GIVEN MATERIAL ▸
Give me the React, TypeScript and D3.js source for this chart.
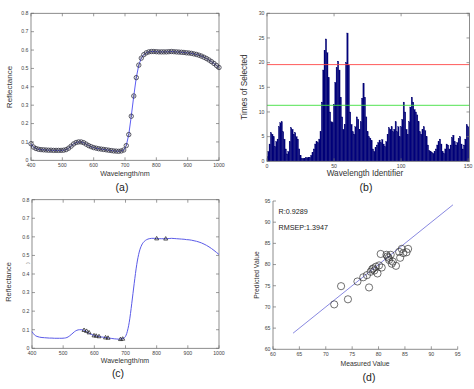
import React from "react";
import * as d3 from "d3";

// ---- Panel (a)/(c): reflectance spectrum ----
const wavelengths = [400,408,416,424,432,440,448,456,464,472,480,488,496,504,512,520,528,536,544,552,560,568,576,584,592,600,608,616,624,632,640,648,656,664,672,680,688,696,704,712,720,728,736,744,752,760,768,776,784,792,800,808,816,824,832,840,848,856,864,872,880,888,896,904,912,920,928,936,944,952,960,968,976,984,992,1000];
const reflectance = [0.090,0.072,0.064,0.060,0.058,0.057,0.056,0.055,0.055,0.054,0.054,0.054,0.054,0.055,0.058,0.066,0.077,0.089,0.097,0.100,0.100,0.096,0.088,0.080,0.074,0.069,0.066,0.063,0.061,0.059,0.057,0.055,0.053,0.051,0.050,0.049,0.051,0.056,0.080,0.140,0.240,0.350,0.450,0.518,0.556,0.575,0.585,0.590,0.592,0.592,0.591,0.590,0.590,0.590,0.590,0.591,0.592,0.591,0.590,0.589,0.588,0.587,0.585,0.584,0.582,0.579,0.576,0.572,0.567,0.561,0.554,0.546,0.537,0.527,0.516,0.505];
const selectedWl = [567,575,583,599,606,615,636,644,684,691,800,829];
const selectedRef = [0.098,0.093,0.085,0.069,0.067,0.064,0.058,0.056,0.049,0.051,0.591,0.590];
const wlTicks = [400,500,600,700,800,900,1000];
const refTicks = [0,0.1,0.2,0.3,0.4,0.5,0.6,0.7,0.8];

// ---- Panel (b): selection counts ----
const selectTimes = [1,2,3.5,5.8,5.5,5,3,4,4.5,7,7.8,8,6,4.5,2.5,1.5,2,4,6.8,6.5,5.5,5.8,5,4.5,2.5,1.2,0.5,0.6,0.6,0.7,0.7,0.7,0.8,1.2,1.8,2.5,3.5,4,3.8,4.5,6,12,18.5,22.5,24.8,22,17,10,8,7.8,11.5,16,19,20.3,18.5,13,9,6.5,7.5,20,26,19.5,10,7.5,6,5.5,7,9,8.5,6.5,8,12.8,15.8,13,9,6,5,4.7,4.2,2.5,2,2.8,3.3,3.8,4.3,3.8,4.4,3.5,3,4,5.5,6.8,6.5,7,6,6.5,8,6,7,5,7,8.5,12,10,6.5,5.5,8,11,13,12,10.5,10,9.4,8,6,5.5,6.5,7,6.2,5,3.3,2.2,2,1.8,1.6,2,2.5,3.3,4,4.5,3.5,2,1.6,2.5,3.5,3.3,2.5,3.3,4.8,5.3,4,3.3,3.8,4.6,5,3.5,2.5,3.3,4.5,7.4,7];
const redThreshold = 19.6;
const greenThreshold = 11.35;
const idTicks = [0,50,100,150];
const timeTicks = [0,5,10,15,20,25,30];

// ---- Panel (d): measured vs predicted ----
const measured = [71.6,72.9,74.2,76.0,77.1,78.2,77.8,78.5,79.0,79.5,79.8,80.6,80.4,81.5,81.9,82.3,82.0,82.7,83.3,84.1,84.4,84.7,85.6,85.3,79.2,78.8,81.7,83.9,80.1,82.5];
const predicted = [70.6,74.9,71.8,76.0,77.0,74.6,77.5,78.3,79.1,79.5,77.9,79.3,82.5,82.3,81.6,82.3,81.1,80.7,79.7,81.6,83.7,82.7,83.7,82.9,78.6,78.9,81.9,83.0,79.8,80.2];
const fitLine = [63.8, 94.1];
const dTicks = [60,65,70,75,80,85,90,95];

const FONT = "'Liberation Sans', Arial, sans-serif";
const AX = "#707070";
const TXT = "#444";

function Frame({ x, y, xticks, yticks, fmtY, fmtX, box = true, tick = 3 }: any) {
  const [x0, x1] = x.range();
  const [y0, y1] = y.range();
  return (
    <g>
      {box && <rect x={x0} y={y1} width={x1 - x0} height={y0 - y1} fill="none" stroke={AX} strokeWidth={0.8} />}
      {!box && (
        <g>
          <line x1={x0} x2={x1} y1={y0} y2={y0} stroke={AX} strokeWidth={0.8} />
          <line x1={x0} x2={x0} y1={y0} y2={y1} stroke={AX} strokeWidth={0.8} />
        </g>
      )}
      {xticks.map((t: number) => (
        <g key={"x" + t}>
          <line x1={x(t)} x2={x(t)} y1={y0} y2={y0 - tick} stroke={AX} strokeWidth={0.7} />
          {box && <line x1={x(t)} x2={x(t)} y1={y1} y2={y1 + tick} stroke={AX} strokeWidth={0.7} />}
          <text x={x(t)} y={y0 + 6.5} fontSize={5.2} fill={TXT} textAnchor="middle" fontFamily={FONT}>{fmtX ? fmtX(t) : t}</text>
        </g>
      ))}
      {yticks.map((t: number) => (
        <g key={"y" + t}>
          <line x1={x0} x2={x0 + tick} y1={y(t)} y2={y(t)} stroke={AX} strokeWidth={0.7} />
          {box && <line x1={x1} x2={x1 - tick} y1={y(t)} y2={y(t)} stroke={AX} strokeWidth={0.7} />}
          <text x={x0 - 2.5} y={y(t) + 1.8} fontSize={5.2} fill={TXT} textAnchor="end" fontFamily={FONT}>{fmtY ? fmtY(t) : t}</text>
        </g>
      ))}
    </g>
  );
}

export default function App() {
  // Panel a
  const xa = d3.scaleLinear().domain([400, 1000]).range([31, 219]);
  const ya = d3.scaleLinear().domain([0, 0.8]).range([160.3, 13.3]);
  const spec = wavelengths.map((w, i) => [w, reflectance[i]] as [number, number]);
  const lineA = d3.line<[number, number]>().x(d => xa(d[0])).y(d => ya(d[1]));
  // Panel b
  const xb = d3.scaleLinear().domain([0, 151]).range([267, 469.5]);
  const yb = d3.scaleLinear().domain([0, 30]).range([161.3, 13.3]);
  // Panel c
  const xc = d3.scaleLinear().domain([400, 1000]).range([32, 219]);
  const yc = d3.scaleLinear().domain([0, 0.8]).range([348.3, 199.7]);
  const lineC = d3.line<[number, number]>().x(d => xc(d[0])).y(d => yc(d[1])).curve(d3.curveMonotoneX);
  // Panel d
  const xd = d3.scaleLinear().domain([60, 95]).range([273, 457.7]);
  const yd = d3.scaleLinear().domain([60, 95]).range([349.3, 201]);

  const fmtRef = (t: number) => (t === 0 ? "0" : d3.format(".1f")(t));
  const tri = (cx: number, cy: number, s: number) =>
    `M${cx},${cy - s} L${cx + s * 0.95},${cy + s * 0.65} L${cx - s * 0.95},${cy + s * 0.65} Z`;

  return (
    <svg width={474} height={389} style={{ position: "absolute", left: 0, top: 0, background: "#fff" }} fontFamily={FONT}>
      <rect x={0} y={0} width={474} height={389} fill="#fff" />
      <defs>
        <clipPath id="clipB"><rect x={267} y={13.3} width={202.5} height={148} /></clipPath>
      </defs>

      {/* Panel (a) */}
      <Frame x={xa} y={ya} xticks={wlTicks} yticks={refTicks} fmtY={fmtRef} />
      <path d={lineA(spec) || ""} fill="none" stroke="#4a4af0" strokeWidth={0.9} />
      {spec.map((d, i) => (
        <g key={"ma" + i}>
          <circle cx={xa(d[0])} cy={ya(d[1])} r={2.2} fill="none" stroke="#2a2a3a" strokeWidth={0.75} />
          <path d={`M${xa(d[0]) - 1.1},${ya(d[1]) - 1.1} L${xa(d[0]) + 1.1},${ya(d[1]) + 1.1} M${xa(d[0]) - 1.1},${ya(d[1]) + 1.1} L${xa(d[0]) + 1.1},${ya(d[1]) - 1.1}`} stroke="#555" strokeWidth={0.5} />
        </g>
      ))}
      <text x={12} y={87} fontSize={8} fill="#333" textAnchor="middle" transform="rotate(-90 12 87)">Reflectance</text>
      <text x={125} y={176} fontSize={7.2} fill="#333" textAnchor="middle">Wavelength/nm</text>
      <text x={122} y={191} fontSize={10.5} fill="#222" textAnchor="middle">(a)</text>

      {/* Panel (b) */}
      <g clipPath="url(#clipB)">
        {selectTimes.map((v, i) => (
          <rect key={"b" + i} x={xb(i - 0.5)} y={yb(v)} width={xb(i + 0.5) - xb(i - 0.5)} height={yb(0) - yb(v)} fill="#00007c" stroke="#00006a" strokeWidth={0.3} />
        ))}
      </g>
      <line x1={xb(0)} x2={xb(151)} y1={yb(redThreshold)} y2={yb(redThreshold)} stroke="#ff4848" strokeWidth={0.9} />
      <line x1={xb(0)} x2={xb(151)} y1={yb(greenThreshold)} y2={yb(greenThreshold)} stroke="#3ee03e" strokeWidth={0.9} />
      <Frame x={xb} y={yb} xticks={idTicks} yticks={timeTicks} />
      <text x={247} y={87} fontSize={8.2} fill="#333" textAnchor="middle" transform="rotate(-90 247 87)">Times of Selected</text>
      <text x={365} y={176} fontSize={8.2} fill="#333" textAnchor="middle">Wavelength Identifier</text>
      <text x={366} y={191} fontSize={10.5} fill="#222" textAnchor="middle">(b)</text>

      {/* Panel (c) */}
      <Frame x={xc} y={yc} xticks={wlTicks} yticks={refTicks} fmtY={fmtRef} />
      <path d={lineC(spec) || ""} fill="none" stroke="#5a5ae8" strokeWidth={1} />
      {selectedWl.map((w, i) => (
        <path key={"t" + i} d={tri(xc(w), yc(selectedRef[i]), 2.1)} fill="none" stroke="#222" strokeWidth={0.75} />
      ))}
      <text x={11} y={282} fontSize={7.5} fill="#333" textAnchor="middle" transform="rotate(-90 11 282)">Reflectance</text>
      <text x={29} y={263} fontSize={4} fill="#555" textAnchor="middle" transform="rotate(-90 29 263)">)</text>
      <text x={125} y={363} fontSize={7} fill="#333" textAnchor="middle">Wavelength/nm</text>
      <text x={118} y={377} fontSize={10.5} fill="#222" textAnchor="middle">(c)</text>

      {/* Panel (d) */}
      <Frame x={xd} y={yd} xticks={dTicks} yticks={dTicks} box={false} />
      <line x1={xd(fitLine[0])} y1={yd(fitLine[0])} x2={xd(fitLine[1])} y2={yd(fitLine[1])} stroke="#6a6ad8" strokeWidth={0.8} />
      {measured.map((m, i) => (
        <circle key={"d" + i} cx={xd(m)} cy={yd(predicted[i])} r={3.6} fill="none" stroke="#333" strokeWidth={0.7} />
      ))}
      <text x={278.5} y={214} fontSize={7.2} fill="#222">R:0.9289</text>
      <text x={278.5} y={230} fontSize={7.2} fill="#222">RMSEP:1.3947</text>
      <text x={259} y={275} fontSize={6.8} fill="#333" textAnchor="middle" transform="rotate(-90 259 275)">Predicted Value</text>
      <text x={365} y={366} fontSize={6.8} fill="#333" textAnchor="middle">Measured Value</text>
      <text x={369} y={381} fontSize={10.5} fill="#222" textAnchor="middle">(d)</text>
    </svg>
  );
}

GIVEN INSTRUCTION ▸ Exactly as written, please give again the lines from the beginning of the listing through the line containing "import * as", inclusive, without any pictures.

RESPONSE ▸
Give me the React, TypeScript and D3.js source for this chart.
import React from "react";
import * as d3 from "d3";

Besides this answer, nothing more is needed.